Equality of Liability Among Corporations
The court reasoned that the liability of a municipal corporation, such as a county, did not differ from that of a private corporation or an individual in terms of the forms of action that could be employed. It asserted that if a valid cause of action existed, there was no logical basis for restricting the form of legal recourse available to a plaintiff. The court emphasized that different forms of actions arose from the nature of the rights being claimed, rather than any inherent differences among the defendants. This perspective reinforced the notion that municipalities, like private entities, should be accountable under the same legal frameworks that govern all corporations.
Rejection of Mandamus as Exclusive Remedy
The court addressed the argument that mandamus was the only appropriate remedy for a county's failure to pay its debts.
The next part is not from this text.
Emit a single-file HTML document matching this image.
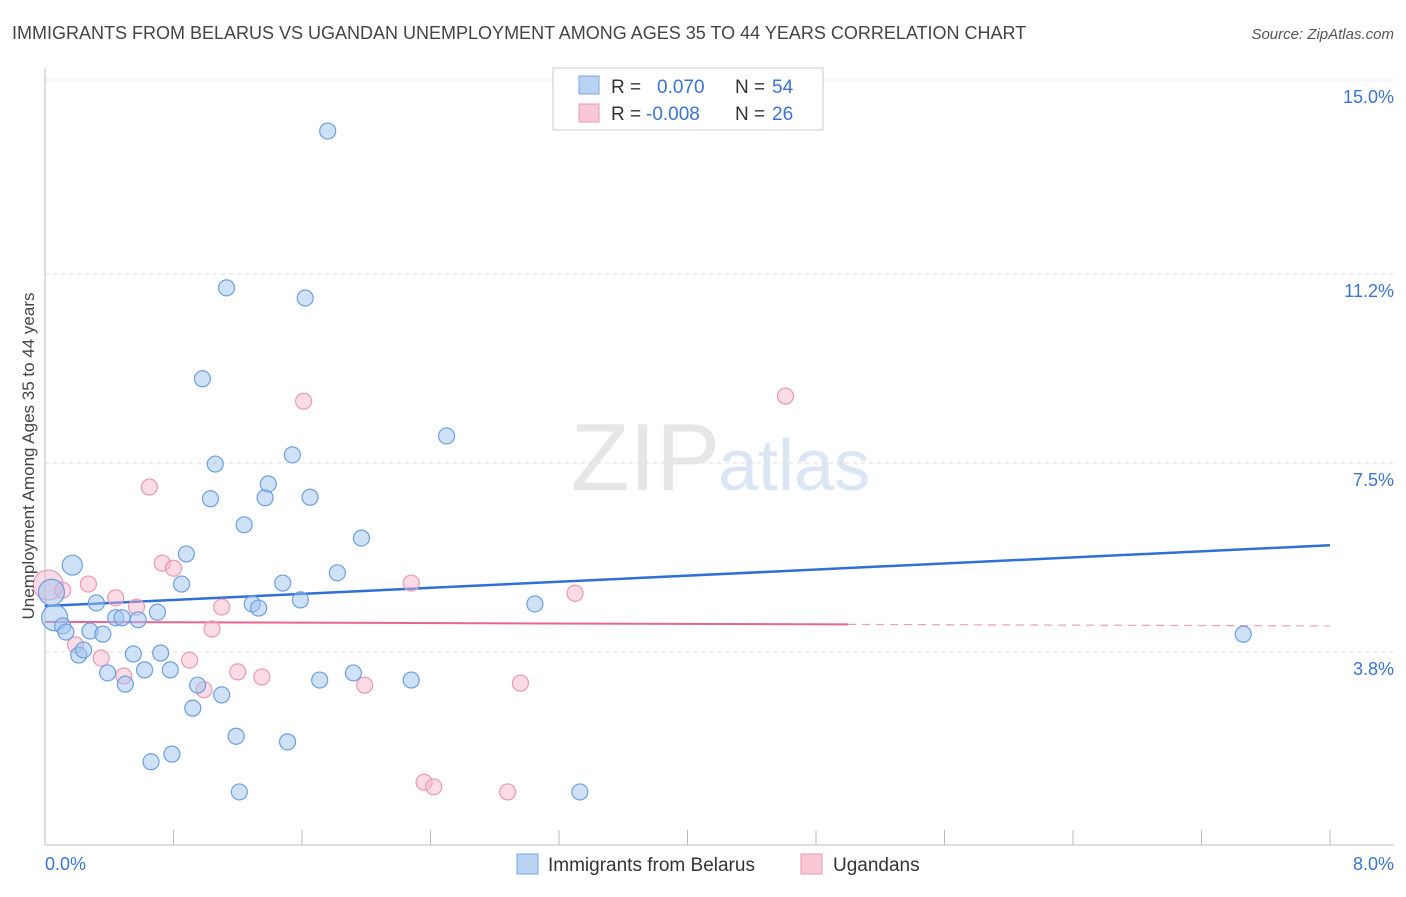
<!DOCTYPE html>
<html><head><meta charset="utf-8"><style>
body{margin:0;background:#fff;font-family:"Liberation Sans",sans-serif;}
svg text{font-family:"Liberation Sans",sans-serif;}
</style></head><body>
<svg id="chart" width="1406" height="892" xmlns="http://www.w3.org/2000/svg">
<text x="12" y="39" font-size="18" fill="#444">IMMIGRANTS FROM BELARUS VS UGANDAN UNEMPLOYMENT AMONG AGES 35 TO 44 YEARS CORRELATION CHART</text>
<text x="1394" y="39" font-size="15" fill="#555" text-anchor="end" font-style="italic">Source: ZipAtlas.com</text>
<text x="720" y="490" font-size="96" fill="#e6e6e6" text-anchor="end" font-family="Liberation Serif">ZIP</text>
<text x="718" y="490" font-size="72" fill="#dbe6f5">atlas</text>
<g id="grid"></g><g id="axes"></g><g id="lines"></g><g id="pts"></g>
<text transform="translate(34,456) rotate(-90)" font-size="17" fill="#444" text-anchor="middle">Unemployment Among Ages 35 to 44 years</text>
<g>
<rect x="553" y="68" width="270" height="62" fill="#fff" stroke="#ccc"/>
<rect x="579" y="76" width="20" height="18" fill="#b9d3f3" stroke="#7aa6e0"/>
<text x="611" y="93" font-size="19" fill="#333">R =</text><text x="657" y="93" font-size="19" fill="#3a74d0">0.070</text>
<text x="735" y="93" font-size="19" fill="#333">N =</text><text x="772" y="93" font-size="19" fill="#3a74d0">54</text>
<rect x="579" y="104" width="20" height="18" fill="#f8c8d6" stroke="#e99ab3"/>
<text x="611" y="120" font-size="19" fill="#333">R =</text><text x="646" y="120" font-size="19" fill="#3a74d0">-0.008</text>
<text x="735" y="120" font-size="19" fill="#333">N =</text><text x="772" y="120" font-size="19" fill="#3a74d0">26</text>
</g>
<g>
<rect x="517" y="854" width="21" height="20" fill="#b9d3f3" stroke="#7aa6e0"/>
<text x="548" y="871" font-size="19" fill="#333">Immigrants from Belarus</text>
<rect x="801" y="854" width="21" height="20" fill="#f8c8d6" stroke="#e99ab3"/>
<text x="833" y="871" font-size="19" fill="#333">Ugandans</text>
</g>
</svg>
<script>
const yTicks=[15.0,11.2,7.5,3.8];
const yTickLabels=["15.0%","11.2%","7.5%","3.8%"];
const xTickLabels=["0.0%","8.0%"];
const blueX=[0.04,0.06,0.11,0.13,0.17,0.21,0.24,0.28,0.32,0.36,0.39,0.44,0.48,0.50,0.55,0.58,0.62,0.66,0.70,0.72,0.78,0.79,0.85,0.88,0.92,0.95,0.98,1.03,1.06,1.10,1.13,1.19,1.21,1.24,1.29,1.33,1.37,1.39,1.48,1.51,1.54,1.59,1.62,1.65,1.71,1.76,1.82,1.92,1.97,2.28,2.50,3.05,3.33,7.46];
const blueY=[4.97,4.47,4.31,4.19,5.50,3.74,3.84,4.21,4.76,4.15,3.39,4.47,4.47,3.17,3.76,4.43,3.45,1.65,4.58,3.78,3.45,1.80,5.13,5.72,2.70,3.15,9.15,6.80,7.48,2.96,10.93,2.15,1.06,6.29,4.74,4.66,6.82,7.09,5.15,2.04,7.66,4.82,10.73,6.83,3.25,14.00,5.35,3.39,6.03,3.25,8.03,4.74,1.06,4.15];
const pinkX=[0.02,0.11,0.19,0.27,0.35,0.44,0.49,0.57,0.65,0.73,0.80,0.90,0.99,1.04,1.10,1.20,1.35,1.61,1.99,2.28,2.36,2.42,2.88,2.96,3.30,4.61];
const pinkY=[5.11,5.01,3.94,5.13,3.68,4.86,3.33,4.68,7.03,5.54,5.44,3.64,3.06,4.25,4.68,3.41,3.31,8.71,3.15,5.15,1.25,1.16,1.06,3.19,4.95,8.81];
const blueTrend=[4.70,5.89];
const pinkTrend=[4.39,4.31];
const X=v=>45+v*160.625, Y=v=>80+(15-v)*51.07;
const NS="http://www.w3.org/2000/svg";
function mk(tag,attrs,parent){const e=document.createElementNS(NS,tag);for(const k in attrs)e.setAttribute(k,attrs[k]);document.getElementById(parent).appendChild(e);return e;}
yTicks.forEach((t,i)=>{
 const l=mk('line',{x1:45,x2:1394,y1:Y(t),y2:Y(t),stroke:'#ddd','stroke-dasharray':'4,4'},'grid');
 
 
 const tx=mk('text',{x:1394,y:Y(t)+23,'font-size':18,fill:'#3a74d0','text-anchor':'end'},'grid');
 tx.textContent=yTickLabels[i];
 
 
});
const ax=mk('line',{x1:45,x2:45,y1:68,y2:845,stroke:'#bbb'},'axes');


const bx=mk('line',{x1:45,x2:1394,y1:845,y2:845,stroke:'#bbb'},'axes');


for(let i=0;i<=10;i++){
 const t=mk('line',{x1:X(i*0.8),x2:X(i*0.8),y1:830,y2:845,stroke:'#bbb'},'axes');
 
 
}
[[0,'start',45],[8,'end',1394]].forEach((d,i)=>{
 const t=mk('text',{x:d[2],y:870,'font-size':18,fill:'#3a74d0','text-anchor':d[1]},'axes');
 t.textContent=xTickLabels[i];
 
 
});
const bl=mk('line',{x1:X(0),y1:Y(blueTrend[0]),x2:X(8),y2:Y(blueTrend[1]),stroke:'#2f6fd6','stroke-width':2.5},'lines');


const pm=pinkTrend[0]+(pinkTrend[1]-pinkTrend[0])*(5/8);
const pl=mk('line',{x1:X(0),y1:Y(pinkTrend[0]),x2:X(5),y2:Y(pm),stroke:'#e8658f','stroke-width':2},'lines');


const pd=mk('line',{x1:X(5),y1:Y(pm),x2:X(8),y2:Y(pinkTrend[1]),stroke:'#e8a0b8','stroke-width':1.2,'stroke-dasharray':'8,6'},'lines');


pinkX.forEach((x,i)=>{
 const c=mk('circle',{cx:X(x),cy:Y(pinkY[i]),r:i===0?15:8,fill:'rgba(246,178,200,0.45)',stroke:'#e99ab3','stroke-width':1.2},'pts');
 
 
});
blueX.forEach((x,i)=>{
 const c=mk('circle',{cx:X(x),cy:Y(blueY[i]),r:i<2?13:(i===4?10:8),fill:'rgba(160,196,240,0.5)',stroke:'#6d9fe0','stroke-width':1.2},'pts');
 
 
});
</script>
</body></html>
It pointed out that mandamus is meant to enforce legal rights, but it does not encompass equitable rights or obligations that municipalities may have. The court reasoned that if mandamus were the only remedy available, it would imply that municipalities could escape liability entirely in cases where they were obligated to fulfill equitable duties. By acknowledging that counties could be liable under various legal theories, the court rejected the exclusivity of mandamus as a remedy and underscored the availability of other actionable forms.
Practical Enforcement Concerns
The court contemplated practical issues related to the enforcement of judgments against municipal corporations, particularly regarding the potential difficulty of collecting a judgment in debt due to the nature of county property. While recognizing that county property, such as courthouses, could not be levied upon, the court maintained that this concern did not justify limiting the forms of action. It pointed out that if enforcement difficulties were to dictate the choice of legal remedies, it would create a precedent that could undermine the accountability of municipal entities. The court suggested that mechanisms existed to enforce judgments against individuals associated with the county, thereby allowing for the recovery of debts even if direct enforcement against the county proved challenging.
Conclusion on the Trial Court's Error
Ultimately, the court concluded that the trial court erred by ruling that the plaintiff could only seek a writ of mandamus against the county. It affirmed that the plaintiff had a valid cause of action and was entitled to pursue recovery through the standard form for money demands. The court's ruling established a clear precedent that municipal corporations, akin to private corporations, could be sued in a variety of appropriate legal forms. This decision marked a significant affirmation of the legal rights of individuals to hold municipal entities accountable for their contractual obligations, thereby reinforcing the principles of liability and remedy in the context of municipal corporate law.